A sessão dessa semana foi nosso
sexto encontro jogando Kult: Divinity Lost. Para quem não conhece o título,
Kult é um RPG que teve sua primeira edição lançada em 1991 pela Metropolis Ltda
e que está hoje em sua quarta edição, lançada em 2018 pela Modiphius. Ele será
lançado no Brasil em português em breve, pela Burô Brasil. Em poucas palavras
ele é um cenário de terror que lida com temas extremos ligados à maldade pura,
violência e abuso, interligados com o misticismo, o sobrenatural e o
psicológico dos personagens. O jogo em si é uma jornada ao autoconhecimento do
personagem... e essa visão não será agradável.
Mas em linhas gerais os seres
humanos já foram deuses e um ser poderoso conhecido como Demiurgo acabou com
isso, prendendo a humanidade e sua consciência em uma ilusão. Essa ilusão é
nossa realidade e serve como nossa proteção contra as criaturas existentes,
seres que nos vêem quando os vemos. Então o Demiurgo começou a desaparecer
e a ilusão começou a rachar. Hoje o Demiurgo se foi, a consciência da humanidade
está se ‘rebelando’ contra a fé e os Arcontes - os servos todo-poderosos do Demiurgo
- ficam ocupados tentando nos manter sob controle.
A verdade é que o mundo ao
nosso redor não é o que imaginamos. Ele é uma mentira e toda a humanidade está
presa em uma ilusão que nos esconde o que realmente existe à nossa volta. A
realidade é terrível, sóbria, macabra e com o odor férreo do sangue.

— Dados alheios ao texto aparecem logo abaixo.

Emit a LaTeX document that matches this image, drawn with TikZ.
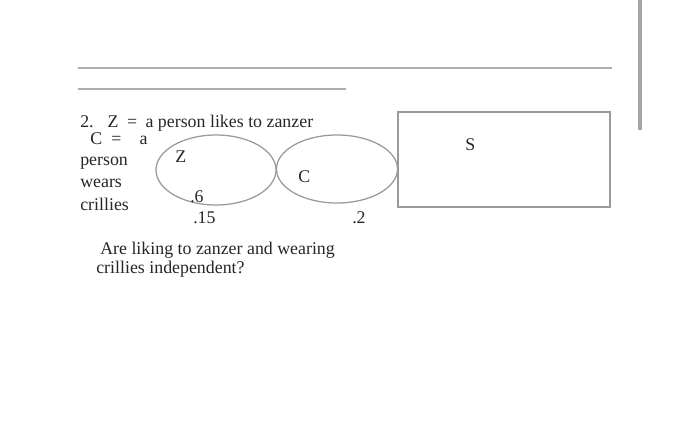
\documentclass[tikz,border=0pt]{standalone}
\usepackage{fontspec}
\setmainfont{Liberation Serif}
\usetikzlibrary{shapes.geometric}

\definecolor{inkgray}{HTML}{262626}
\definecolor{rulegray}{HTML}{9A9A9A}

\tikzset{
  txt/.style={anchor=base west, inner sep=0pt, text=inkgray, font=\fontsize{12.7}{14}\selectfont},
  setline/.style={draw=rulegray, line width=0.9pt},
  rulerline/.style={draw=rulegray!80, line width=1.4pt}
}

\begin{document}
\begin{tikzpicture}[x=0.025cm, y=-0.025cm]
    \useasboundingbox (0,0) rectangle (700,421);

    % answer lines
    \draw[rulerline] (78,68) -- (612,68);
    \draw[rulerline] (78,89) -- (346,89);
    % scroll bar
    \draw[draw=gray!70, line width=2.6pt] (640,0) -- (640,130);

    % question text
    \node[txt] (q) at (80,128) {2.\hspace{10pt}Z\hspace{6pt}=\hspace{6pt}a person likes to zanzer};
    \node[txt] (c1) at (90,144) {C\hspace{6.5pt}=\hspace{13pt}a};
    \node[txt] (c2) at (80,165) {person};
    \node[txt] (c3) at (80,187) {wears};
    \node[txt] (c4) at (80,210) {crillies};

    % Venn diagram
    \node[setline, ellipse, minimum width=120*0.025cm, minimum height=70*0.025cm] (zset) at (216,170) {};
    \node[setline, ellipse, minimum width=121*0.025cm, minimum height=68*0.025cm] (cset) at (337,169) {};
    \node[setline, rectangle, minimum width=212*0.025cm, minimum height=95*0.025cm] (space) at (504,159.5) {};

    \node[txt] (zlab) at (175,162) {Z};
    \node[txt] (clab) at (298,182) {C};
    \node[txt] (slab) at (465,150) {S};
    \node[txt] (p6) at (190,202) {.6};
    \node[txt] (p15) at (193,223) {.15};
    \node[txt] (p2) at (352,223) {.2};

    \node[txt] (a1) at (100,254) {Are liking to zanzer and wearing};
    \node[txt] (a2) at (96,273) {crillies independent?};
\end{tikzpicture}
\end{document}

Apenas
alguns de nós, aqueles com mentes e consciências mais rebeldes, percebem
flashes da verdadeira realidade. Aqueles detalhes que não compreendemos com
exatidão, mas que nos incomodam o inconsciente. Estamos presos numa percepção
que não é a nossa e sair desses grilhões nos levará à realidade, à verdade... e
à inevitável loucura. Precisamos acordar, por pior que isso seja.
Os personagens são pessoas despertas ou em processo de despertar
desta ilusão. Elas estão ligadas à fatos de seu próprio passado, pecados
inomináveis de eventos que estão perdidos ou apagados em seus íntimos. Esses
fatos precisam ser resgatados e expiados acima de toda a ilusão que os cerca.

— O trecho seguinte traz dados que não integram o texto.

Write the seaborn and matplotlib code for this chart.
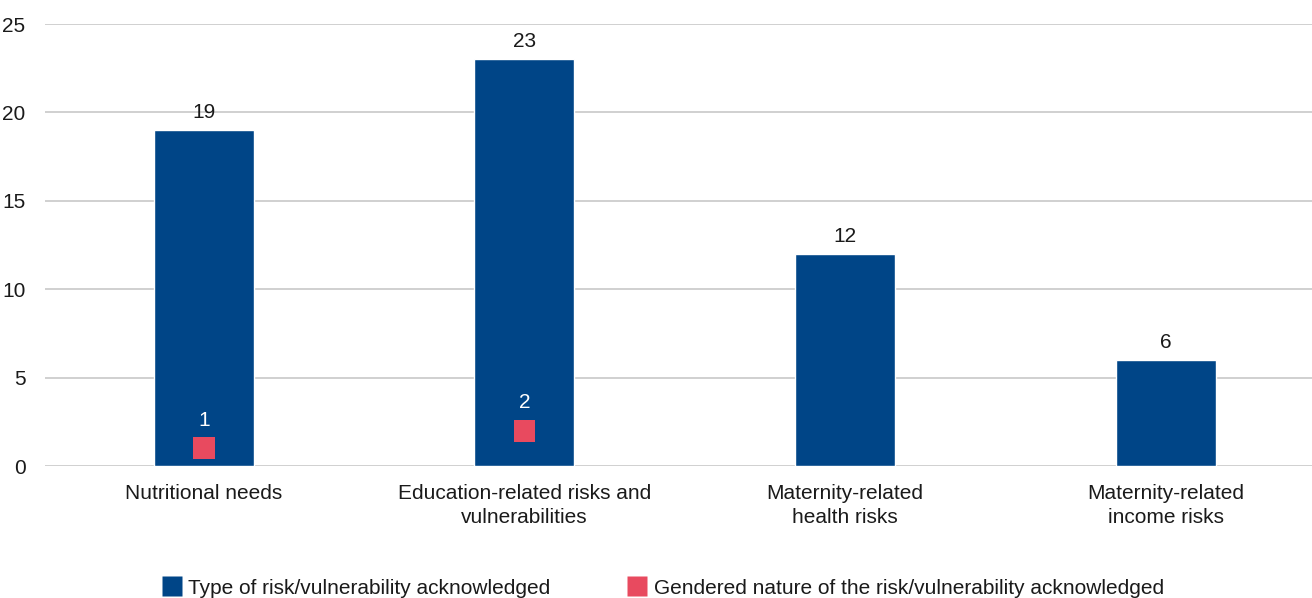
import matplotlib
matplotlib.use("Agg")
import matplotlib.pyplot as plt
import seaborn as sns
import pandas as pd
from matplotlib.lines import Line2D

categories = ["Nutritional needs",
              "Education-related risks and\nvulnerabilities",
              "Maternity-related\nhealth risks",
              "Maternity-related\nincome risks"]
risk_type = [19, 23, 12, 6]
gendered_cats = ["Nutritional needs", "Education-related risks and\nvulnerabilities"]
gendered = [1, 2]
series_names = ["Type of risk/vulnerability acknowledged",
                "Gendered nature of the risk/vulnerability acknowledged"]

BLUE = "#004587"
PINK = "#E84A5F"
TEXT = "#1a1a1a"
FS = 15

sns.set_theme(style="white")
plt.rcParams["font.family"] = ["Liberation Sans", "DejaVu Sans"]
plt.rcParams["text.color"] = TEXT

df_bars = pd.DataFrame({"category": categories, "value": risk_type})
df_pts = pd.DataFrame({"category": gendered_cats, "value": gendered})

fig = plt.figure(figsize=(13.12, 5.98), dpi=100)
ax = fig.add_axes([45 / 1312, (598 - 466) / 598, (1312 - 45) / 1312, (466 - 24) / 598])

sns.barplot(data=df_bars, x="category", y="value", order=categories,
            color=BLUE, width=0.312, saturation=1, ax=ax, zorder=2)
sns.scatterplot(data=df_pts, x="category", y="value", marker="s", s=250,
                color=PINK, edgecolor="none", ax=ax, zorder=3, legend=False)

for i, v in enumerate(risk_type):
    ax.text(i, v + 1.0, str(v), ha="center", va="center", fontsize=FS, color=TEXT)
for c, v in zip(gendered_cats, gendered):
    i = categories.index(c)
    ax.text(i, v + 1.6, str(v), ha="center", va="center", fontsize=FS, color="white", zorder=4)

ax.set_xlim(-0.496, 3.457)
ax.set_ylim(0, 25)
ax.set_yticks([0, 5, 10, 15, 20, 25])
ax.yaxis.grid(True, color="#c8c8c8", linewidth=1.2, zorder=0)
ax.set_axisbelow(True)
for s in ax.spines.values():
    s.set_visible(False)
ax.set_xlabel("")
ax.set_ylabel("")
ax.tick_params(axis="y", length=0, pad=14, labelsize=FS, labelcolor=TEXT)
ax.tick_params(axis="x", length=0, pad=13, labelsize=FS, labelcolor=TEXT)
for lbl in ax.get_yticklabels():
    lbl.set_horizontalalignment("right")
for lbl in ax.get_xticklabels():
    lbl.set_linespacing(1.3)

handles = [Line2D([0], [0], marker="s", linestyle="none", markersize=14.5,
                  markerfacecolor=BLUE, markeredgecolor="none"),
           Line2D([0], [0], marker="s", linestyle="none", markersize=14.5,
                  markerfacecolor=PINK, markeredgecolor="none")]
fig.legend(handles, series_names, loc="center", bbox_to_anchor=(664 / 1312, 1 - 588 / 598),
           ncol=2, frameon=False, fontsize=FS, handlelength=0.7, handletextpad=0.45,
           columnspacing=3.8, borderaxespad=0, borderpad=0)

fig.savefig("out.png", dpi=100)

Kult é a procura de nossos demônios pessoais onde somos os culpados ou a luta
efetiva contra essa ilusão que cerca à todos. Como bem diz no livro básico, os
personagens são subitamente despertados de um “sono” e percebem que suas vidas
são uma mentira e, conforme a realidade se desfaz peça por peça, eles começam a
enxergar o verdadeiro mundo à sua volta. Um mundo de horrores.
Em nosso jogo em si, nossos
personagens estão no processo de despertar e, por isso mesmo, estão em um
movimento pendular entre realidade e pesadelo, enquanto eles tentam compreender
o que se passa. A mecânica de Kult é o PbtA (Powered by the Apocalipse) e ela é
perfeita para esse tipo de jogo e traz experiências ainda maiores para mim como
jogador. Um cenário desse tipo, entre perturbador e de autoconhecimento, casa
perfeitamente bem com narrativas e interações profundas e alongadas, dramas
pessoais e compartilhamento de cenas, coisas que estão acima de mecânicas
puramente físicas. Conforme o jogo progride e temos ‘sucesso’, fragmentos de
nosso pesadelo pessoal nos é revelado.
Pelo que já devem ter percebido
Kult é um RPG que necessita de cuidados. Ele é perturbador, pesado e
desconfortante. Sua temática, a história e seu andamento são um desafio. Ele
realmente não é um jogo para todos e requer cuidado ao ser narrado ou em sua participação.
Mesmo folhar o livro pode ser desconfortante para a maioria devido à suas
belíssimas, mas perturbadoras, imagens. Suas cenas podem conter elementos
gatilho para muitas pessoas e requer extrema atenção do mestre e comunicação
entre mestre e jogadores antes e durante o andamento das sessões.